While Fernandez seems to be the very kind of case where it is appropriate to require the plaintiff to pay fees and costs to the defendant, what went wrong? The district court dismissed plaintiff's ADA claim for lack of standing. Plaintiff's case was so far off the mark that he had no standing to bring it. Surely the defendant should be able to get fees and costs in this kind of case. But under the rules, if the plaintiff has no standing then the court has no jurisdiction to hear the case. What the Ninth effectively said is that when the plaintiff's case is so far from the required facts that it cannot be brought, then the defendant cannot get fees and costs. Catch 22.

The Ninth did recognize that some statutes specifically provide jurisdiction for the trial court to award attorneys fees. The ADA is not one of these statutes.

However, the Ninth did point out that Rule 11 "provides an avenue for defendants to seek fees against plaintiffs who bring frivolous lawsuits." In this way, the limits of the law would be met and there also is a way for the defendant to get the result sought.

On remand, the defendant should be able to move for attorneys fees and costs as sanctions under Rule 11. The most recent notes of the Advisory Committee on Rules to Rule 11 say that it "leaves for resolution on a case-by-case basis ... the question of when a motion for violation of Rule 11 should be filed and when, if filed, it should be decided." One suspects that in this case a motion under Rule 11 would be timely.

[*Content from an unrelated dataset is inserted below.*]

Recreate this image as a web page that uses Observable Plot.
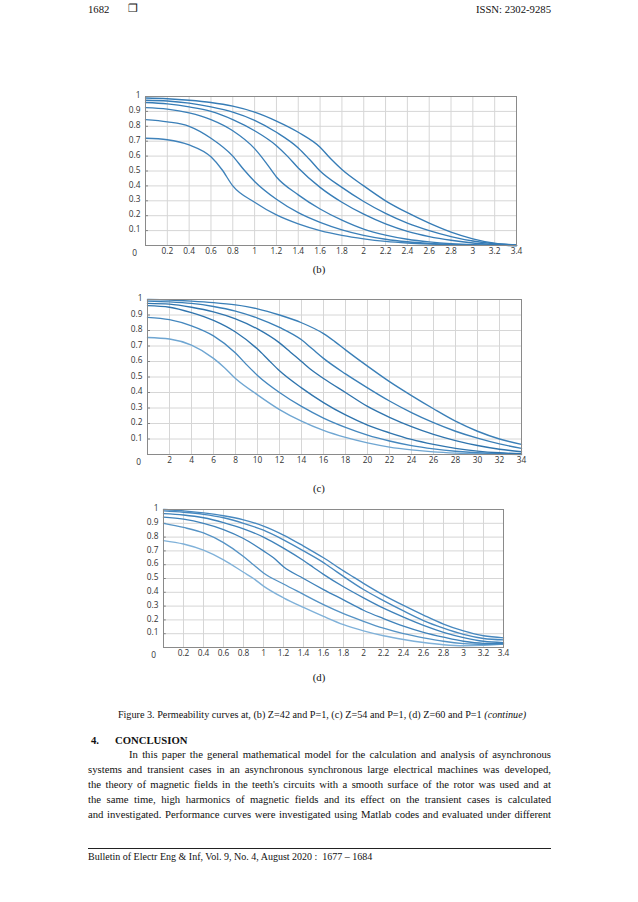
<!DOCTYPE html>
<html><head><meta charset="utf-8">
<script src="https://cdn.jsdelivr.net/npm/d3@7"></script>
<script src="https://cdn.jsdelivr.net/npm/@observablehq/plot@0.6"></script>
<style>
body{margin:0;background:#fff;}
#page{position:relative;width:638px;height:902px;overflow:hidden;background:#fff;font-family:"Liberation Serif","Times New Roman",serif;color:#111;}
.abs{position:absolute;white-space:nowrap;}
.lbl{font-size:10.7px;width:638px;left:0;text-align:center;}
.pl{position:absolute;left:88px;width:463px;font-size:10.7px;text-align:justify;text-align-last:justify;white-space:nowrap;}
.chart{position:absolute;}
</style></head><body><div id="page">
<div class="abs" style="left:88px;top:3px;font-size:10.7px;">1682</div>
<div class="abs" style="left:128px;top:2px;font-size:11px;font-family:'DejaVu Sans';">&#x2750;</div>
<div class="abs" style="right:87px;top:3px;font-size:10.7px;">ISSN: 2302-9285</div>

<div id="cb" class="chart" style="left:95px;top:84px;"></div>
<div class="abs lbl" style="top:263px;">(b)</div>
<div id="cc" class="chart" style="left:95px;top:288px;"></div>
<div class="abs lbl" style="top:482px;">(c)</div>
<div id="cd" class="chart" style="left:115px;top:497px;"></div>
<div class="abs lbl" style="top:671px;">(d)</div>

<div class="abs lbl" style="top:709px;font-size:10.2px;left:3px;">Figure 3. Permeability curves at, (b) Z=42 and P=1, (c) Z=54 and P=1, (d) Z=60 and P=1 <i>(continue)</i></div>

<div class="abs" style="left:91px;top:734px;font-size:10.7px;font-weight:bold;">4.</div>
<div class="abs" style="left:115px;top:734px;font-size:10.7px;font-weight:bold;">CONCLUSION</div>
<div class="pl" style="top:748px;left:129px;width:422px;">In this paper the general mathematical model for the calculation and analysis of asynchronous</div>
<div class="pl" style="top:763px;">systems and transient cases in an asynchronous synchronous large electrical machines was developed,</div>
<div class="pl" style="top:778px;">the theory of magnetic fields in the teeth's circuits with a smooth surface of the rotor was used and at</div>
<div class="pl" style="top:793px;">the same time, high harmonics of magnetic fields and its effect on the transient cases is calculated</div>
<div class="pl" style="top:808px;">and investigated. Performance curves were investigated using Matlab codes and evaluated under different</div>

<div class="abs" style="left:88px;top:848px;width:463px;height:0;border-top:1px solid #222;"></div>
<div class="abs" style="left:88px;top:851px;font-size:10px;">Bulletin of Electr Eng &amp; Inf, Vol. 9, No. 4, August 2020 :&nbsp; 1677 – 1684</div>
</div>
<script>
// ---- tick labels ----
const yTicks = [0.1, 0.2, 0.3, 0.4, 0.5, 0.6, 0.7, 0.8, 0.9, 1];
const bTicksX = [0.2, 0.4, 0.6, 0.8, 1, 1.2, 1.4, 1.6, 1.8, 2, 2.2, 2.4, 2.6, 2.8, 3, 3.2, 3.4];
const cTicksX = [2, 4, 6, 8, 10, 12, 14, 16, 18, 20, 22, 24, 26, 28, 30, 32, 34];
const dTicksX = [0.2, 0.4, 0.6, 0.8, 1, 1.2, 1.4, 1.6, 1.8, 2, 2.2, 2.4, 2.6, 2.8, 3, 3.2, 3.4];

// ---- (b) Z=42, P=1 ----
const b1 = [[0,0.72],[0.2,0.71],[0.4,0.675],[0.6,0.595],[0.7,0.51],[0.8,0.40],[1.0,0.29],[1.2,0.205],[1.4,0.145],[1.6,0.10],[1.8,0.068],[2.0,0.045],[2.2,0.028],[2.4,0.017],[2.6,0.010],[2.8,0.005],[3.0,0.002],[3.2,0.001],[3.4,0]];
const b2 = [[0,0.845],[0.2,0.83],[0.4,0.80],[0.6,0.72],[0.8,0.60],[0.9,0.51],[1.0,0.43],[1.2,0.31],[1.4,0.22],[1.6,0.155],[1.8,0.105],[2.0,0.068],[2.2,0.042],[2.4,0.025],[2.6,0.014],[2.8,0.007],[3.0,0.003],[3.2,0.001],[3.4,0]];
const b3 = [[0,0.925],[0.2,0.915],[0.4,0.89],[0.6,0.845],[0.8,0.77],[1.0,0.65],[1.1,0.56],[1.2,0.46],[1.4,0.34],[1.6,0.245],[1.8,0.17],[2.0,0.11],[2.2,0.07],[2.4,0.042],[2.6,0.024],[2.8,0.012],[3.0,0.005],[3.2,0.002],[3.4,0]];
const b4 = [[0,0.96],[0.2,0.95],[0.4,0.93],[0.6,0.90],[0.8,0.845],[1.0,0.77],[1.2,0.67],[1.3,0.60],[1.4,0.52],[1.6,0.39],[1.8,0.29],[2.0,0.21],[2.2,0.145],[2.4,0.095],[2.6,0.06],[2.8,0.035],[3.0,0.017],[3.2,0.007],[3.4,0.002]];
const b5 = [[0,0.975],[0.2,0.97],[0.4,0.955],[0.6,0.93],[0.8,0.895],[1.0,0.84],[1.2,0.76],[1.4,0.655],[1.5,0.58],[1.6,0.50],[1.8,0.39],[2.0,0.295],[2.2,0.215],[2.4,0.15],[2.6,0.10],[2.8,0.06],[3.0,0.03],[3.2,0.012],[3.4,0.003]];
const b6 = [[0,0.99],[0.2,0.985],[0.4,0.975],[0.6,0.96],[0.8,0.935],[1.0,0.895],[1.2,0.835],[1.4,0.76],[1.6,0.66],[1.7,0.58],[1.8,0.51],[2.0,0.40],[2.2,0.30],[2.4,0.22],[2.6,0.15],[2.8,0.09],[3.0,0.045],[3.2,0.015],[3.4,0.003]];

// ---- (c) Z=54, P=1 ----
const c1 = [[0,0.755],[2,0.745],[4,0.705],[6,0.62],[7,0.56],[8,0.49],[10,0.385],[12,0.29],[14,0.215],[16,0.155],[18,0.11],[20,0.075],[22,0.048],[24,0.03],[26,0.017],[28,0.009],[30,0.004],[32,0.002],[34,0]];
const c2 = [[0,0.885],[2,0.87],[4,0.83],[6,0.765],[8,0.655],[9,0.58],[10,0.51],[12,0.40],[14,0.31],[16,0.235],[18,0.175],[20,0.125],[22,0.087],[24,0.057],[26,0.036],[28,0.021],[30,0.011],[32,0.005],[34,0.002]];
const c3 = [[0,0.96],[2,0.95],[4,0.915],[6,0.865],[8,0.79],[10,0.68],[11,0.61],[12,0.54],[14,0.43],[16,0.335],[18,0.255],[20,0.19],[22,0.14],[24,0.097],[26,0.065],[28,0.04],[30,0.022],[32,0.011],[34,0.005]];
const c4 = [[0,0.975],[2,0.97],[4,0.95],[6,0.92],[8,0.875],[10,0.81],[12,0.72],[13,0.66],[14,0.60],[15,0.54],[16,0.49],[18,0.40],[20,0.31],[22,0.24],[24,0.18],[26,0.13],[28,0.09],[30,0.058],[32,0.034],[34,0.018]];
const c5 = [[0,0.99],[2,0.985],[4,0.975],[6,0.955],[8,0.925],[10,0.88],[12,0.82],[14,0.74],[15,0.68],[16,0.62],[18,0.52],[20,0.43],[22,0.345],[24,0.27],[26,0.205],[28,0.15],[30,0.105],[32,0.068],[34,0.04]];
const c6 = [[0,1.0],[2,0.997],[4,0.99],[6,0.98],[8,0.965],[10,0.94],[12,0.90],[14,0.85],[16,0.78],[17,0.73],[18,0.675],[20,0.57],[22,0.47],[24,0.38],[26,0.295],[28,0.215],[30,0.15],[32,0.10],[34,0.065]];

// ---- (d) Z=60, P=1 ----
const d1 = [[0,0.775],[0.2,0.75],[0.4,0.705],[0.6,0.635],[0.8,0.545],[0.9,0.50],[1.0,0.445],[1.2,0.36],[1.4,0.29],[1.6,0.225],[1.8,0.165],[2.0,0.12],[2.2,0.085],[2.4,0.058],[2.6,0.036],[2.8,0.02],[3.0,0.013],[3.2,0.016],[3.4,0.025]];
const d2 = [[0,0.90],[0.2,0.87],[0.4,0.83],[0.6,0.76],[0.8,0.66],[0.9,0.60],[1.0,0.54],[1.2,0.46],[1.4,0.385],[1.6,0.31],[1.8,0.245],[2.0,0.19],[2.2,0.14],[2.4,0.10],[2.6,0.07],[2.8,0.045],[3.0,0.028],[3.2,0.022],[3.4,0.025]];
const d3v = [[0,0.945],[0.2,0.93],[0.4,0.90],[0.6,0.855],[0.8,0.79],[1.0,0.70],[1.1,0.65],[1.2,0.585],[1.4,0.50],[1.6,0.42],[1.8,0.345],[2.0,0.27],[2.2,0.21],[2.4,0.155],[2.6,0.11],[2.8,0.075],[3.0,0.045],[3.2,0.03],[3.4,0.028]];
const d4 = [[0,0.97],[0.2,0.96],[0.4,0.94],[0.6,0.905],[0.8,0.86],[1.0,0.80],[1.2,0.72],[1.4,0.63],[1.5,0.58],[1.6,0.53],[1.8,0.44],[2.0,0.36],[2.2,0.285],[2.4,0.22],[2.6,0.16],[2.8,0.11],[3.0,0.072],[3.2,0.045],[3.4,0.035]];
const d5 = [[0,0.99],[0.2,0.98],[0.4,0.965],[0.6,0.94],[0.8,0.90],[1.0,0.85],[1.2,0.78],[1.4,0.70],[1.6,0.615],[1.7,0.565],[1.8,0.515],[2.0,0.42],[2.2,0.34],[2.4,0.265],[2.6,0.195],[2.8,0.14],[3.0,0.095],[3.2,0.065],[3.4,0.055]];
const d6 = [[0,1.0],[0.2,0.99],[0.4,0.975],[0.6,0.955],[0.8,0.925],[1.0,0.88],[1.2,0.815],[1.4,0.735],[1.6,0.65],[1.8,0.555],[1.9,0.51],[2.0,0.465],[2.2,0.38],[2.4,0.305],[2.6,0.235],[2.8,0.17],[3.0,0.12],[3.2,0.085],[3.4,0.07]];

const bColors = ["#3f82ba", "#3a7fb8", "#3a7fb8", "#367cb6", "#367cb6", "#367cb6"];
const cColors = ["#6fa6d2", "#4487be", "#2f74ad", "#2f74ad", "#3a7fb7", "#3a7fb7"];
const dColors = ["#7fb1d9", "#5593c5", "#3f82ba", "#3f82ba", "#4788bf", "#4788bf"];

function makeChart(el, curves, colors, xDomain, xTicks, o) {
  const data = curves.flatMap((c, i) => c.map(([x, y]) => ({x, y, k: i, col: colors[i]})));
  const fmt = v => String(v);
  const tickLen = (xDomain[1] - xDomain[0]) * 0.008;
  const chart = Plot.plot({
    width: o.width, height: o.height,
    marginLeft: o.ml, marginRight: o.mr, marginTop: o.mt, marginBottom: o.mb,
    x: {domain: xDomain},
    y: {domain: [0, 1]},
    color: {type: "identity"},
    style: {fontFamily: "'Open Sans', sans-serif", fontSize: "8.3px", color: "#333", background: "transparent"},
    marks: [
      Plot.gridX(xTicks, {stroke: "#d6d6d6", strokeOpacity: 1, strokeWidth: 1}),
      Plot.gridY(yTicks, {stroke: "#d6d6d6", strokeOpacity: 1, strokeWidth: 1}),
      Plot.axisX(xTicks, {tickSize: 0, tickPadding: 3, tickFormat: fmt, label: null}),
      Plot.axisY(yTicks, {tickSize: 0, tickPadding: 5, tickFormat: fmt, label: null, dy: -1}),
      Plot.ruleY(yTicks, {y: d => d, x1: xDomain[0], x2: xDomain[0] + tickLen, stroke: "#777", strokeWidth: 0.9}),
      Plot.line(data, {x: "x", y: "y", z: "k", stroke: "col", curve: "monotone-x", strokeWidth: 1.35}),
      Plot.frame({stroke: "#8a8a8a", strokeWidth: 1}),
      Plot.text(["0"], {frameAnchor: "bottom-left", textAnchor: "middle", lineAnchor: "middle", dx: o.zdx, dy: 8, fill: "#333"})
    ]
  });
  document.getElementById(el).appendChild(chart);
}

makeChart("cb", [b1, b2, b3, b4, b5, b6], bColors, [0, 3.4], bTicksX,
  {width: 436, height: 177, ml: 50, mr: 15, mt: 12, mb: 16, zdx: -11});
makeChart("cc", [c1, c2, c3, c4, c5, c6], cColors, [0, 34], cTicksX,
  {width: 436, height: 180, ml: 52, mr: 10, mt: 11, mb: 14, zdx: -9});
makeChart("cd", [d1, d2, d3v, d4, d5, d6], dColors, [0, 3.4], dTicksX,
  {width: 402, height: 166, ml: 48, mr: 14, mt: 12, mb: 16, zdx: -10});
</script>
</body></html>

For the future, the lesson is clear. Defendants who prevail in ADA access cases on the basis of no standing and who would like to recover fees and costs should move for Rule 11 sanctions.

A bit of perspective

The Ninth is quite aware of the problem that the district courts have with serial plaintiff cases taking up substantial amounts of judicial resources. The district courts have a limited number of ways that they can cope with the problem. When these courts act within the boundaries of the law, the Ninth has supported them. When they take shortcuts or actions outside those boundaries, the Ninth will not allow it.